Maud Gonne, however, was far from the vulnerable and foolish figure Yeats represents here. She was not only wealthy and independent, she cut a dash with her Paris wardrobe and bohemian courage. She moved her household along with her menagerie of canaries, monkeys, cats and dogs between Ireland and France. She was a passionate political activist. Beyond her public speaking and her activities on behalf of tenants in the Irish Land wars, Gonne was very much a part of the French extreme nationalist Boulangist movement. Allied to that cause she published the L’Irlande Libre (Free Ireland) promoting Irish nationalism abroad.

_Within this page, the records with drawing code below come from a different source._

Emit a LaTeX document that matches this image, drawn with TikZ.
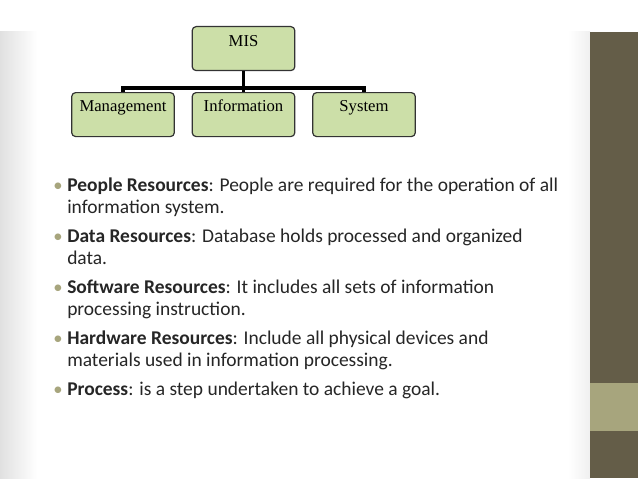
\documentclass[tikz,border=0pt]{standalone}
\usepackage{fontspec}
\setmainfont{Carlito}
\newfontfamily\boxfont{Liberation Serif}
\definecolor{bardark}{HTML}{645D48}
\definecolor{barlight}{HTML}{A7A57D}
\definecolor{boxfill}{HTML}{CCDFA8}
\begin{document}
\begin{tikzpicture}[x=0.75pt,y=-0.75pt,
  orgbox/.style={draw=black!80,line width=0.9pt,fill=boxfill,rounded corners=3pt,minimum width=77pt,minimum height=33pt,anchor=north,inner sep=0pt},
  boxlabel/.style={font=\boxfont\fontsize{12.5}{14}\selectfont,anchor=base,inner sep=0pt},
  conn/.style={line width=2.4pt},
  bul/.style={anchor=base west,font=\fontsize{14.6}{16}\selectfont,text=black!85,inner sep=0pt},
  dot/.style={anchor=base,text=barlight,font=\fontsize{14}{16}\selectfont,inner sep=0pt}]
\useasboundingbox (0,0) rectangle (638,478);
\fill[white] (0,0) rectangle (638,478);
\shade[left color=black!12,right color=white] (0,32) rectangle (37,478);
\shade[left color=white,right color=black!6] (568,32) rectangle (590,478);
\fill[bardark] (590,32) rectangle (638,478);
\fill[barlight] (590,383) rectangle (638,431);
% org chart
\node[orgbox] (mis) at (243.5,26) {};
\node[boxlabel] at (243.5,47) {MIS};
\node[orgbox] (man) at (123,92) {};
\node[boxlabel] at (123,111) {Management};
\node[orgbox] (inf) at (243.5,92) {};
\node[boxlabel] at (243.5,111) {Information};
\node[orgbox] (sys) at (364,92) {};
\node[boxlabel] at (364,111) {System};
\coordinate (j) at (243.5,88);
\draw[conn] (mis.south) -- (j);
\draw[conn] (man.north) -- (man.north |- j) -- (sys.north |- j) -- (sys.north);
\draw[conn] (j) -- (inf.north);
% bullets
\foreach \y in {191,242,293,344,395} \node[dot] at (58,\y) {•};
\node[bul] (b1) at (67,191) {\textbf{People Resources}: People are required for the operation of all};
\node[bul] (b1b) at (67,213) {information system.};
\node[bul] (b2) at (67,242) {\textbf{Data Resources}: Database holds processed and organized};
\node[bul] (b2b) at (67,264) {data.};
\node[bul] (b3) at (67,293) {\textbf{Software Resources}: It includes all sets of information};
\node[bul] (b3b) at (67,315) {processing instruction.};
\node[bul] (b4) at (67,344) {\textbf{Hardware Resources}: Include all physical devices and};
\node[bul] (b4b) at (67,366) {materials used in information processing.};
\node[bul] (b5) at (67,395) {\textbf{Process}: is a step undertaken to achieve a goal.};
\end{tikzpicture}
\end{document}
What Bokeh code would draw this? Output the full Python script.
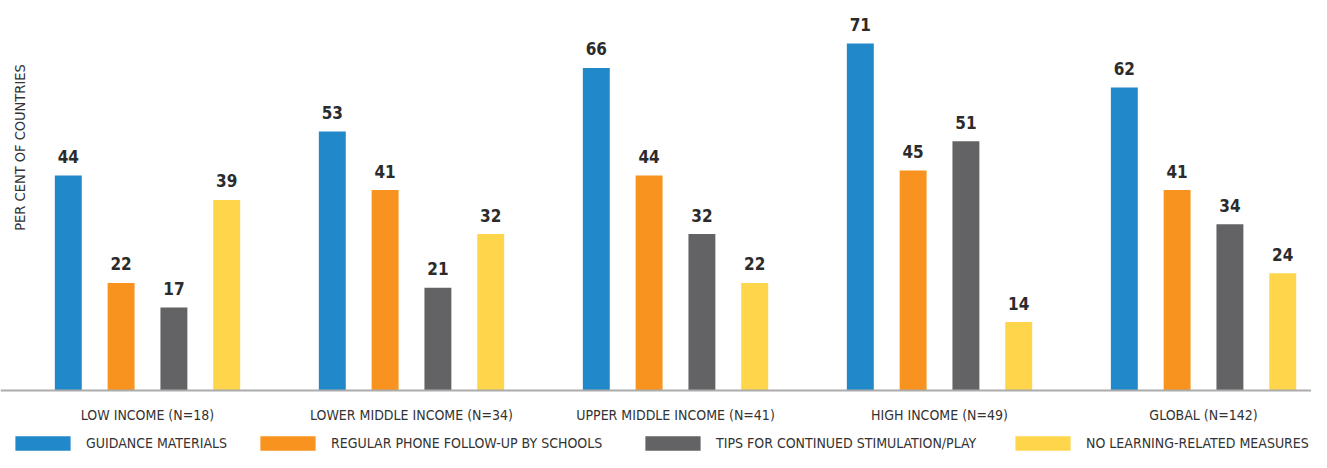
from math import pi
from bokeh.plotting import figure
from bokeh.models import ColumnDataSource, Range1d, Label, Legend, LegendItem, Span
from bokeh.transform import dodge
from bokeh.core.properties import value
from bokeh.embed import file_html
from bokeh.resources import INLINE

groups = ["LOW INCOME (N=18)", "LOWER MIDDLE INCOME (N=34)", "UPPER MIDDLE INCOME (N=41)",
          "HIGH INCOME (N=49)", "GLOBAL (N=142)"]
series_names = ["GUIDANCE MATERIALS", "REGULAR PHONE FOLLOW-UP BY SCHOOLS",
                "TIPS FOR CONTINUED STIMULATION/PLAY", "NO LEARNING-RELATED MEASURES"]
guidance = [44, 53, 66, 71, 62]
phone = [22, 41, 44, 45, 41]
tips = [17, 21, 32, 51, 34]
no_learning = [39, 32, 22, 14, 24]

colors = ["#2188C9", "#F7931E", "#636365", "#FFD54B"]
offsets = [-0.3, -0.1, 0.1, 0.3]
# left edge of each legend swatch (screen px); Bokeh insets area swatches by 10%
swatch_x = [15, 260, 645, 1015]
GLYPH_W = 69
GLYPH_H = 18

FONT = "DejaVu Sans Condensed, sans-serif"
TXT = "#333333"

src = ColumnDataSource(dict(idx=list(range(len(groups))), name=groups,
                            s0=guidance, s1=phone, s2=tips, s3=no_learning,
                            l0=[str(v) for v in guidance], l1=[str(v) for v in phone],
                            l2=[str(v) for v in tips], l3=[str(v) for v in no_learning]))

p = figure(width=1311, height=452, output_backend="svg", toolbar_location=None,
           x_range=Range1d(-0.5568, 4.409), y_range=Range1d(-12.687, 79.80),
           x_axis_location=None, y_axis_location=None,
           min_border_left=0, min_border_right=0, min_border_top=0, min_border_bottom=0)
p.outline_line_color = None
p.background_fill_color = "white"
p.border_fill_color = "white"
p.xgrid.grid_line_color = None
p.ygrid.grid_line_color = None

renderers = []
for k in range(4):
    r = p.vbar(x=dodge("idx", offsets[k], range=p.x_range), top="s%d" % k, width=0.102,
               bottom=0, source=src, fill_color=colors[k], line_color=None)
    renderers.append(r)
    p.text(x=dodge("idx", offsets[k], range=p.x_range), y="s%d" % k, text="l%d" % k,
           source=src, text_align="center", text_baseline="alphabetic", y_offset=-19,
           text_font=value(FONT), text_font_style="bold", text_font_size="17px",
           text_color="#2b2b2b")

# baseline (category axis line)
p.add_layout(Span(location=0, dimension="width", line_color="#ababab", line_width=2))

# category labels under the axis line
p.text(x="idx", y=0, text="name", source=src, text_align="center", text_baseline="middle",
       y_offset=25, text_font=value(FONT), text_font_size="14px", text_color=TXT)

p.add_layout(Label(x=19, y=305, x_units="screen", y_units="screen", angle=pi / 2,
                   text="PER CENT OF COUNTRIES", text_align="center", text_baseline="middle",
                   text_font=FONT, text_font_size="14.5px", text_color=TXT))

for k in range(4):
    leg = Legend(items=[LegendItem(label=series_names[k], renderers=[renderers[k]])],
                 location=(swatch_x[k] - 7, 0), orientation="horizontal",
                 padding=0, margin=0, spacing=0, border_line_color=None,
                 background_fill_alpha=0, glyph_width=GLYPH_W, glyph_height=GLYPH_H,
                 label_height=GLYPH_H, label_standoff=9,
                 label_text_font=FONT, label_text_font_size="14px",
                 label_text_color=TXT, label_text_baseline="middle")
    p.add_layout(leg, "center")

open("out.html", "w").write(file_html(p, INLINE))
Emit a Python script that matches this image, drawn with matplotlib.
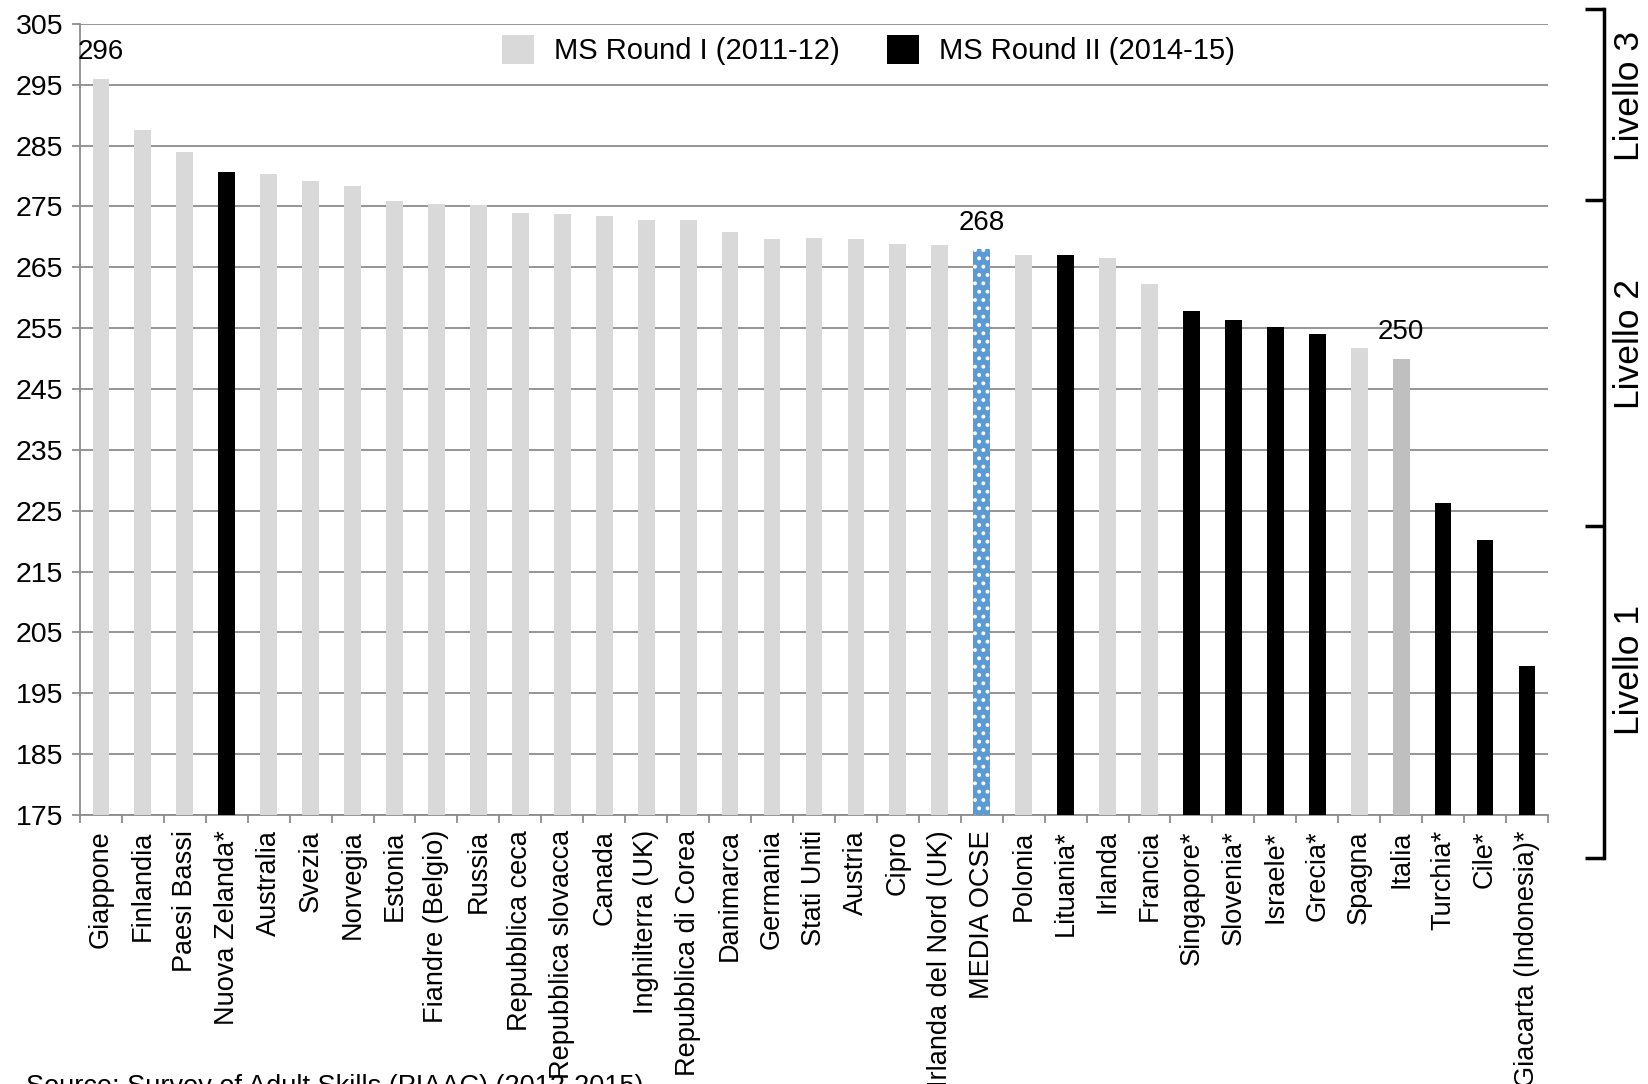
import matplotlib.pyplot as plt
import matplotlib.transforms as mtransforms
from matplotlib.patches import Patch
from matplotlib import font_manager

countries = ["Giappone", "Finlandia", "Paesi Bassi", "Nuova Zelanda*", "Australia",
             "Svezia", "Norvegia", "Estonia", "Fiandre (Belgio)", "Russia",
             "Repubblica ceca", "Repubblica slovacca", "Canada", "Inghilterra (UK)",
             "Repubblica di Corea", "Danimarca", "Germania", "Stati Uniti", "Austria",
             "Cipro", "Irlanda del Nord (UK)", "MEDIA OCSE", "Polonia", "Lituania*",
             "Irlanda", "Francia", "Singapore*", "Slovenia*", "Israele*", "Grecia*",
             "Spagna", "Italia", "Turchia*", "Cile*", "Giacarta (Indonesia)*"]
scores = [296, 287.6, 284.0, 280.7, 280.4,
          279.2, 278.4, 275.9, 275.4, 275.2,
          273.9, 273.7, 273.4, 272.7,
          272.7, 270.8, 269.7, 269.9, 269.6,
          268.9, 268.7, 268, 267.0, 267.0,
          266.6, 262.3, 257.8, 256.4, 255.2, 254.0,
          251.7, 250, 226.3, 220.2, 199.5]
# "I" = MS Round I, "II" = MS Round II, "avg" = media OCSE, "ita" = Italia
rounds = ["I", "I", "I", "II", "I",
          "I", "I", "I", "I", "I",
          "I", "I", "I", "I",
          "I", "I", "I", "I", "I",
          "I", "I", "avg", "I", "II",
          "I", "I", "II", "II", "II", "II",
          "I", "ita", "II", "II", "II"]
labelled = ["Giappone", "MEDIA OCSE", "Italia"]
legend_labels = ["MS Round I (2011-12)", "MS Round II (2014-15)"]
levels = ["Livello 3", "Livello 2", "Livello 1"]

colors = {"I": "#d9d9d9", "II": "#000000", "avg": "#5b9bd5", "ita": "#bfbfbf"}

installed = {f.name for f in font_manager.fontManager.ttflist}
plt.rcParams['font.family'] = ['Liberation Sans', 'DejaVu Sans']
plt.rcParams['hatch.color'] = 'white'
plt.rcParams['hatch.linewidth'] = 1.6
narrow = 'Liberation Sans Narrow' if 'Liberation Sans Narrow' in installed else 'Liberation Sans'

fig = plt.figure(figsize=(16.48, 10.84), dpi=100)
ax = fig.add_axes([0.0485, 0.2482, 0.8908, 0.7297])

x = list(range(len(countries)))
for i, (c, v, r) in enumerate(zip(countries, scores, rounds)):
    ax.bar(i, v - 175, bottom=175, width=0.40, color=colors[r],
           hatch='..' if r == "avg" else None, linewidth=0, zorder=3)
    if c in labelled:
        ax.annotate(f"{v:.0f}", (i, v), xytext=(0, 19), textcoords='offset points',
                    ha='center', va='center', fontsize=20)

ax.set_xlim(-0.5, len(countries) - 0.5)
ax.set_ylim(175, 305)
ax.set_yticks(range(175, 306, 10))
ax.set_xticks(x)
ax.set_xticklabels(countries, rotation=90, fontsize=19.5)
ax.set_xticks([i + 0.5 for i in range(-1, len(countries))], minor=True)
ax.tick_params(axis='x', which='major', length=0, pad=11)
ax.tick_params(axis='x', which='minor', length=6, width=1.3, color='#8c8c8c', direction='out')
ax.tick_params(axis='y', length=6, width=1.3, color='#8c8c8c', labelsize=20.5, pad=6)
ax.grid(axis='y', color='#8c8c8c', linewidth=1.3, zorder=0)
for s in ['top', 'right']:
    ax.spines[s].set_visible(False)
for s in ['left', 'bottom']:
    ax.spines[s].set_color('#8c8c8c')
    ax.spines[s].set_linewidth(1.3)

handles = [Patch(facecolor=colors["I"], linewidth=0), Patch(facecolor=colors["II"], linewidth=0)]
ax.legend(handles, legend_labels, loc='center', bbox_to_anchor=(0.537, 0.967), ncol=2,
          frameon=False, prop={'family': narrow, 'size': 21}, handlelength=1.1,
          handleheight=1.15, handletextpad=0.7, columnspacing=1.6)

# bracket for the proficiency levels on the right
tr = mtransforms.blended_transform_factory(fig.transFigure, ax.transData)
xb, xt = 0.9735, 0.9618
ys = [307.5, 276, 222.5, 168]
ax.plot([xb, xb], [ys[0], ys[-1]], color='black', lw=2.5, transform=tr, clip_on=False)
for yv in ys:
    ax.plot([xt, xb], [yv, yv], color='black', lw=2.5, transform=tr, clip_on=False,
            solid_capstyle='butt')
for lab, yc in zip(levels, [293.2, 252.4, 198.8]):
    ax.text(0.9885, yc, lab, rotation=90, ha='center', va='center', fontsize=25.5,
            transform=tr, clip_on=False)

fig.text(0.016, 0.0092, "Source: Survey of Adult Skills (PIAAC) (2012-2015)",
         ha='left', va='top', fontsize=19.5)

fig.savefig("out.png", dpi=100)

More significantly and on a personal level, Yeats did not quite know the “pilgrim soul” as well as he thought. He did not know that Gonne was the lover of a married French journalist and politician, Lucien Millevoye and that two years before Yeats wrote “When You are Old”, Gonne and Millevoye had a son. The reality was, Yeats knew nothing of Gonne’s personal life and, though important to her, he was only one among her many admirers. Not only was she far beyond his reach, he was in love with his image of Gonne, and did not know the woman, herself, at all.
Thank you for introducing me to Maude Gonne. From my brief search online I see clearly she’s a fascinating woman. There are some wonderful photographs of her taken throughout her lifetime.